The charges arise from
Ambrose’s misuse of over $5,000,000
solicited from investors to provide “payday” loans
to borrowers with high rates of return to the investors. “Payday” loans
are defined as small, short-term loans that a borrower uses to
cover expenses until the next payday. As the owner and operator
of First Cash Express, Inc., Ambrose advertised the company as
an entity that pools investment funds to provide payday loans to
clients of the “cash advance” business. Ambrose offered
new investors a return of 15 percent a month on a minimum investment
of $20,000 and assured prospective investors that the investment
opportunity was legal and safe.
The State identified
over 180 investors that invested approximately $5,040,990 in
the payday program. However, Ambrose’s investment
offering was not a registered securities in Maryland or elsewhere,
and neither Ambrose or his business is a registered securities
broker-dealer or licensed to offer consumer loans. Ambrose did
not establish an escrow account for the funds he received, but
instead comingled the funds with his own business and personal
funds.
At the time the Securities Division was alerted to the scheme,
over $3,279,000 in investment funds were found in Ambrose’s business account. Ambrose’s
counsel assisted the Securities Division in taking possession of those funds
and returning it to investors. The State determined that out of $5,040,990
solicited by Ambrose, he invested only $261,932 in payday loans. He returned
only $769,150 to investors and those funds were not the promised interest payments,
but were paid from the funds of subsequent investors.

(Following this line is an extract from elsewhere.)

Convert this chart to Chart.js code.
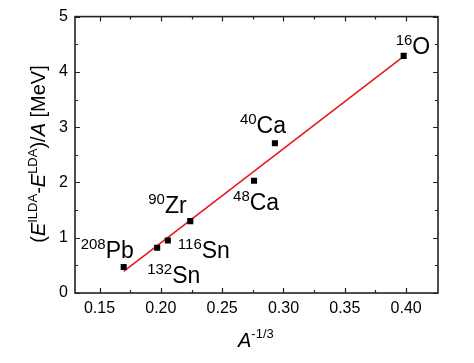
<!DOCTYPE html>
<html>
<head>
<meta charset="utf-8">
<script src="https://cdn.jsdelivr.net/npm/chart.js@4.4.1/dist/chart.umd.min.js"></script>
<style>
  html, body { margin: 0; padding: 0; background: #fff; }
  canvas { display: block; }
</style>
</head>
<body>
<canvas id="chart" width="474" height="363"></canvas>
<script>
// Данные: ядра, A^-1/3 и (E_ILDA - E_LDA)/A
const nuclei = ["Pb", "Sn", "Sn", "Zr", "Ca", "Ca", "O"];
const massNumbers = ["208", "132", "116", "90", "48", "40", "16"];
const xValues = [0.1697, 0.1970, 0.2057, 0.2240, 0.2760, 0.2930, 0.3980];
const yValues = [0.47, 0.82, 0.95, 1.30, 2.03, 2.71, 4.29];

// Линейная аппроксимация (концы прямой)
const fitX = [0.1697, 0.3980];
const fitY = [0.39, 4.28];

// Деления осей
const xMajor = [0.15, 0.20, 0.25, 0.30, 0.35, 0.40];
const xMinor = [0.175, 0.225, 0.275, 0.325, 0.375];
const yMajor = [0, 1, 2, 3, 4, 5];
const yMinor = [0.5, 1.5, 2.5, 3.5, 4.5];

// Смещения подписей относительно точки (в пикселях)
const labelOffsets = [[-43, -9], [-10, 35], [10, 18], [-42, -8], [-21, 29], [-35, -10], [-8, -2]];

const FONT = "'Liberation Sans', Arial, sans-serif";

// Рисование текста с надстрочными индексами и курсивом
function drawRich(ctx, parts, x, y, size, supSize, raise) {
  let cx = x;
  parts.forEach(p => {
    const fs = p.sup ? supSize : size;
    ctx.font = (p.italic ? "italic " : "") + fs + "px " + FONT;
    ctx.fillText(p.t, cx, p.sup ? y - raise : y);
    cx += ctx.measureText(p.t).width;
  });
  return cx - x;
}

function richWidth(ctx, parts, size, supSize) {
  let w = 0;
  parts.forEach(p => {
    const fs = p.sup ? supSize : size;
    ctx.font = (p.italic ? "italic " : "") + fs + "px " + FONT;
    w += ctx.measureText(p.t).width;
  });
  return w;
}

const framePlugin = {
  id: "frame",
  afterDatasetsDraw(chart) {
    const ctx = chart.ctx;
    const a = chart.chartArea;
    const xs = chart.scales.x;
    const ys = chart.scales.y;
    ctx.save();
    ctx.strokeStyle = "#222";
    ctx.lineWidth = 1.6;
    ctx.strokeRect(a.left, a.top, a.right - a.left, a.bottom - a.top);

    ctx.lineWidth = 1.2;
    ctx.beginPath();
    const tx = (v, len) => {
      const p = Math.round(xs.getPixelForValue(v)) + 0.5;
      ctx.moveTo(p, a.bottom); ctx.lineTo(p, a.bottom - len);
      ctx.moveTo(p, a.top); ctx.lineTo(p, a.top + len);
    };
    const ty = (v, len) => {
      const p = Math.round(ys.getPixelForValue(v)) + 0.5;
      ctx.moveTo(a.left, p); ctx.lineTo(a.left + len, p);
      ctx.moveTo(a.right, p); ctx.lineTo(a.right - len, p);
    };
    xMajor.forEach(v => tx(v, 5));
    xMinor.forEach(v => tx(v, 3));
    yMajor.forEach(v => ty(v, 5));
    yMinor.forEach(v => ty(v, 3));
    ctx.stroke();

    // Подписи ядер
    ctx.fillStyle = "#000";
    ctx.textBaseline = "alphabetic";
    ctx.textAlign = "left";
    nuclei.forEach((n, i) => {
      const px = xs.getPixelForValue(xValues[i]) + labelOffsets[i][0];
      const py = ys.getPixelForValue(yValues[i]) + labelOffsets[i][1];
      drawRich(ctx, [{ t: massNumbers[i], sup: true }, { t: n }], px, py, 23, 15, 9);
    });

    // Подпись оси X
    drawRich(ctx, [{ t: "A", italic: true }, { t: "-1/3", sup: true }], 238, 347, 20, 13, 9);

    // Подпись оси Y
    const yParts = [
      { t: "(" }, { t: "E", italic: true }, { t: "ILDA", sup: true },
      { t: "-" }, { t: "E", italic: true }, { t: "LDA", sup: true },
      { t: ")/" }, { t: "A", italic: true }, { t: " [MeV]" }
    ];
    const w = richWidth(ctx, yParts, 20, 13);
    ctx.translate(45, 154);
    ctx.rotate(-Math.PI / 2);
    drawRich(ctx, yParts, -w / 2, 0, 20, 13, 8);
    ctx.restore();
  }
};

const points = xValues.map((x, i) => ({ x: x, y: yValues[i] }));
const fitPoints = fitX.map((x, i) => ({ x: x, y: fitY[i] }));

new Chart(document.getElementById("chart").getContext("2d"), {
  type: "scatter",
  data: {
    datasets: [
      {
        type: "line",
        data: fitPoints,
        borderColor: "#e8141b",
        borderWidth: 1.5,
        pointRadius: 0,
        fill: false,
        order: 2,
      },
      {
        data: points,
        pointStyle: "rect",
        pointRadius: 4.3,
        pointBackgroundColor: "#000",
        pointBorderWidth: 0,
        order: 1,
      },
    ],
  },
  options: {
    responsive: false,
    animation: false,
    layout: { padding: { top: 9, right: 36, left: 0, bottom: 0 } },
    plugins: {
      legend: { display: false },
      tooltip: { enabled: false },
    },
    scales: {
      x: {
        type: "linear",
        min: 0.13,
        max: 0.426,
        afterBuildTicks: s => { s.ticks = xMajor.map(v => ({ value: v })); },
        afterFit: s => { s.height = 70; },
        grid: { display: false, drawTicks: false },
        border: { display: false },
        ticks: {
          padding: 6,
          color: "#000",
          font: { family: FONT, size: 16 },
          callback: v => v.toFixed(2),
        },
      },
      y: {
        type: "linear",
        min: 0,
        max: 5,
        afterBuildTicks: s => { s.ticks = yMajor.map(v => ({ value: v })); },
        afterFit: s => { s.width = 75; },
        grid: { display: false, drawTicks: false },
        border: { display: false },
        ticks: {
          padding: 7,
          color: "#000",
          font: { family: FONT, size: 16 },
        },
      },
    },
  },
  plugins: [framePlugin],
});
</script>
</body>
</html>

By the State’s most conservative findings, the defendant
used $609,792 of investors’ money for his personal benefit,
spending the money on his house, his real estate speculation business,
a Carribean cruise, diamond rings, furniture and his wife’s
law school tuition.
The criminal investigation and prosecution of Ambrose followed
a referral from the Attorney General’s Securities Division.
This guilty plea followed a multiple-agency investigation performed
by the Criminal Division and Securities Division of the Attorney
General’s Office, with support from the Maryland State
Police.
Sentencing for Ambrose is scheduled for Friday, August 28, 2009.